I'm reminded again today of how many white Christians tend to grumble about setting aside a day in honor of what Martin Luther King Jr represents in the US story. And I'll make my yearly confession that when I was in my teens, I was one of them. I now look back at myself with great embarrassment.
Was I denying that African Americans have something incredible to celebrate in that they are not slaves, that they have the right to vote, that they don't have to sit in the back of the bus or go to second rate schools? It's embarrassing as a Christian even to say such things. It is doubly embarrassing as a Wesleyan, since we were founded in support of abolition.
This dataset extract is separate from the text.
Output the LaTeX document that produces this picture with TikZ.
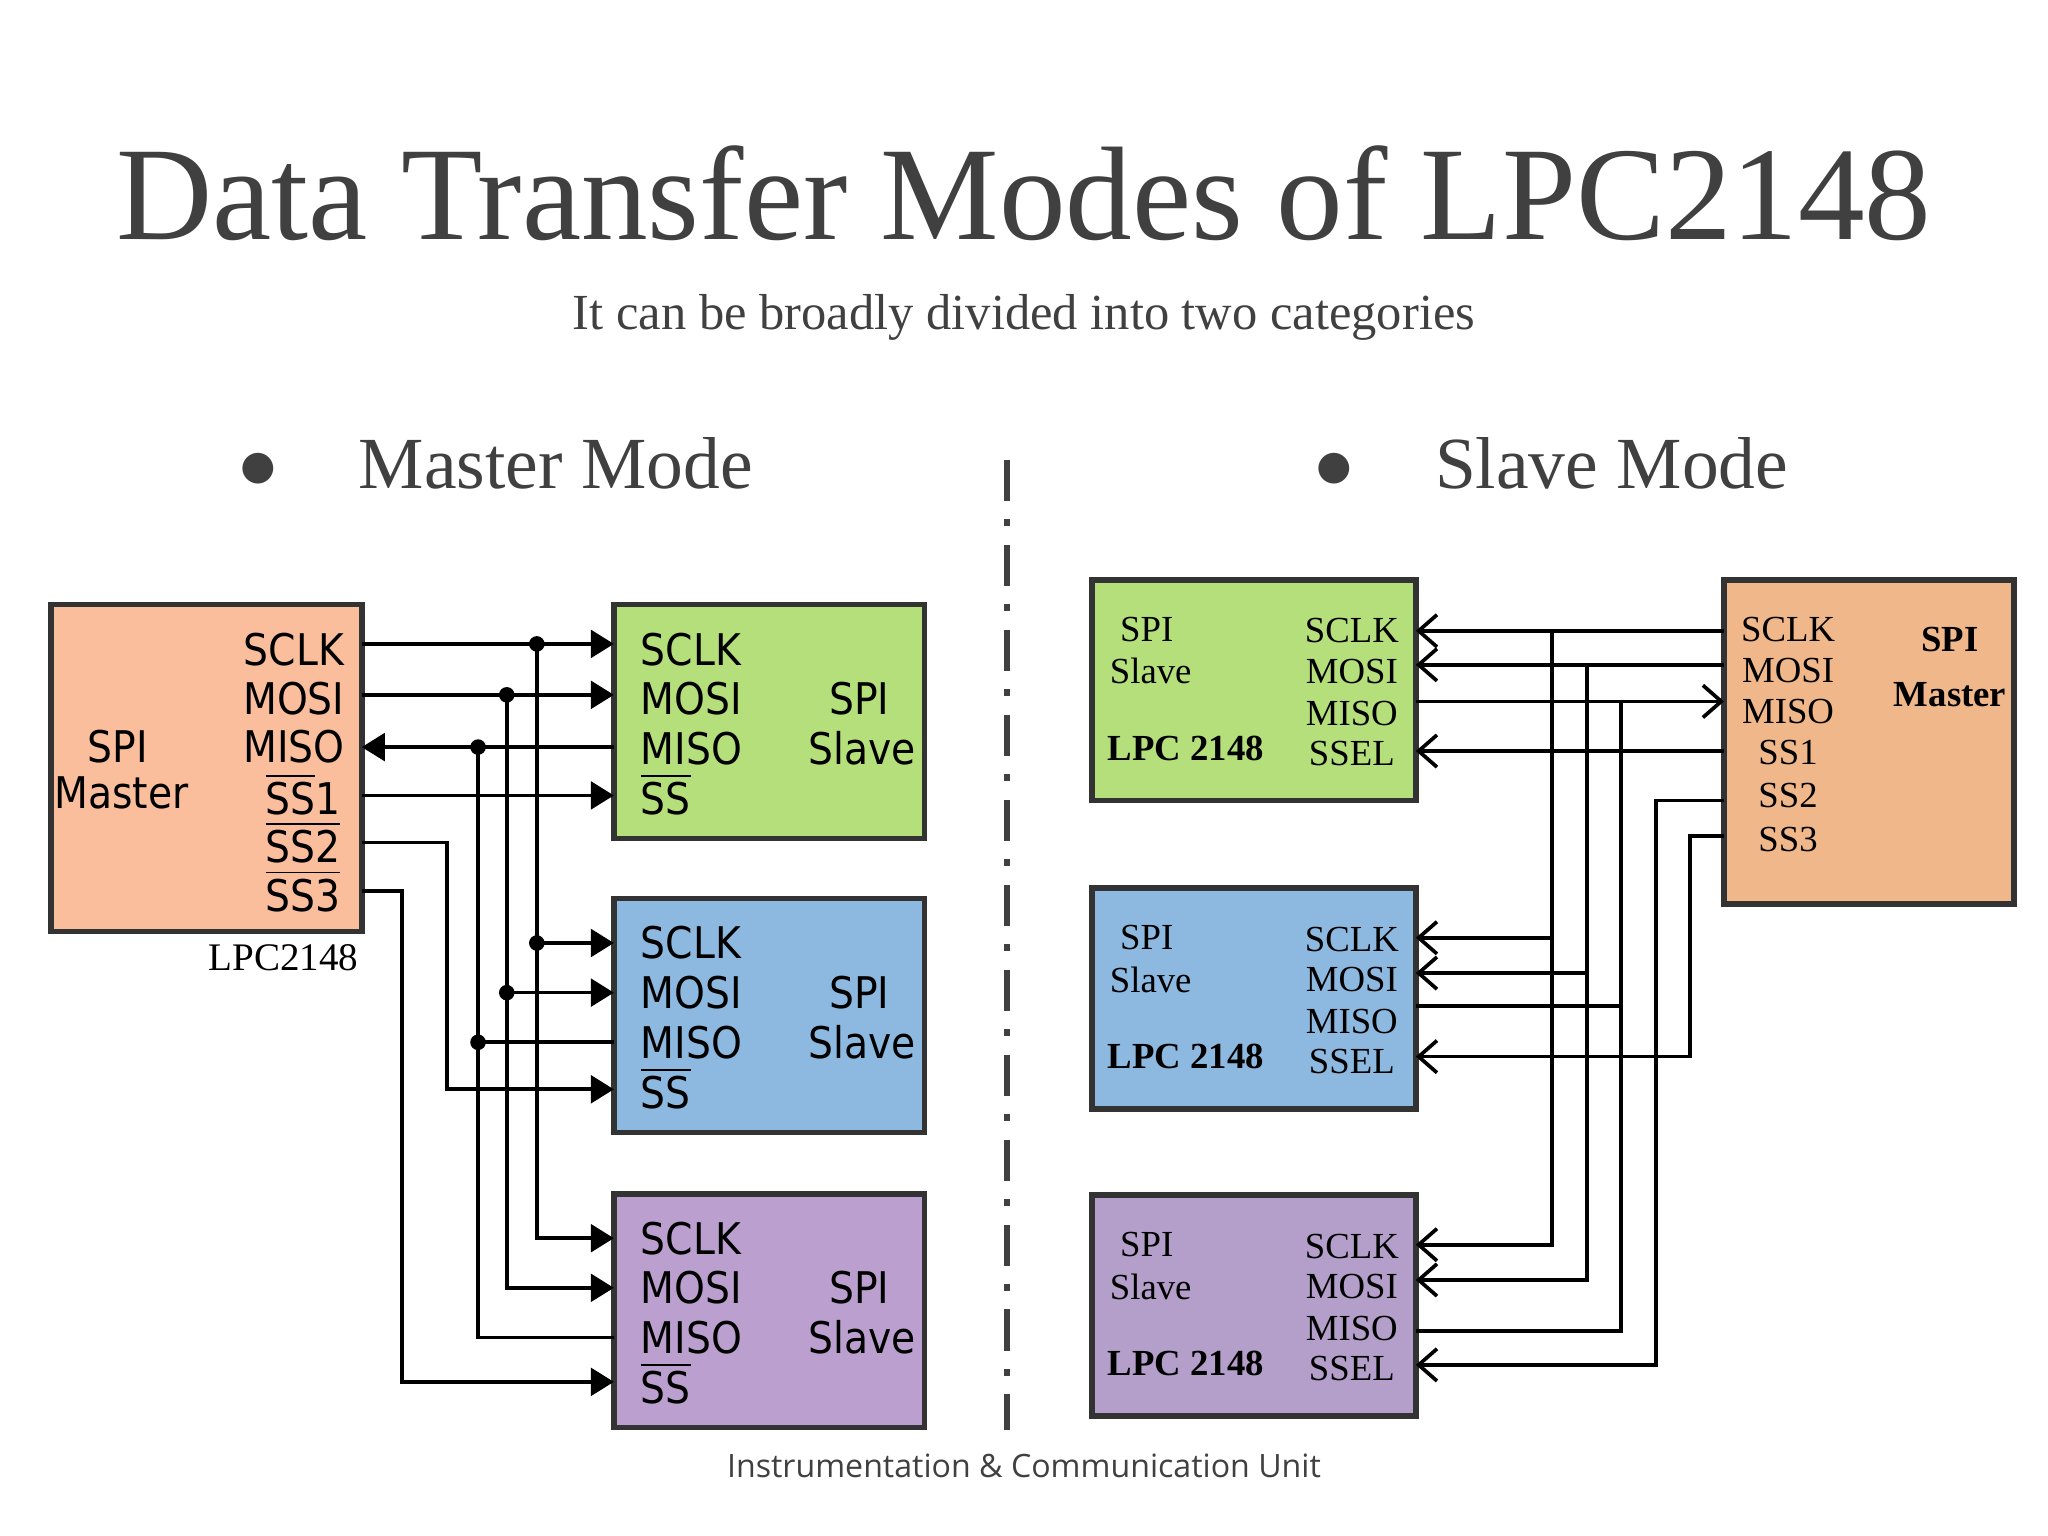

Am I denying that Jesus would rejoice that a part of his world, created in his image, had come to a place of liberation and empowerment? Is there any question that he would rejoice with those who rejoice? How can anyone who loves their neighbor as themselves--and thus puts themselves in the shoes of an African-American living in the early 60s, not rejoice at what MLK helped come to pass? There is no ambiguity in the answer.
Am I angry that the understanding of the nation as a whole, which often can see the big picture that we can't see when we are in our own tribe, our own county, our own state, our own region, was right to force the South to give equal rights to blacks? Am I grumbling that the civil rights movement worked? Am I grumbling that Governor Wallace repented in later life of his "segregation now, segregation tomorrow, segregation forever" speech? It's embarrassing as a Christian even to suggest such things?
Why was I grumbling? From the standpoint of Christ, there is no answer that is not ultimately embarrassing. May the Lord help me to see myself and my assumptions!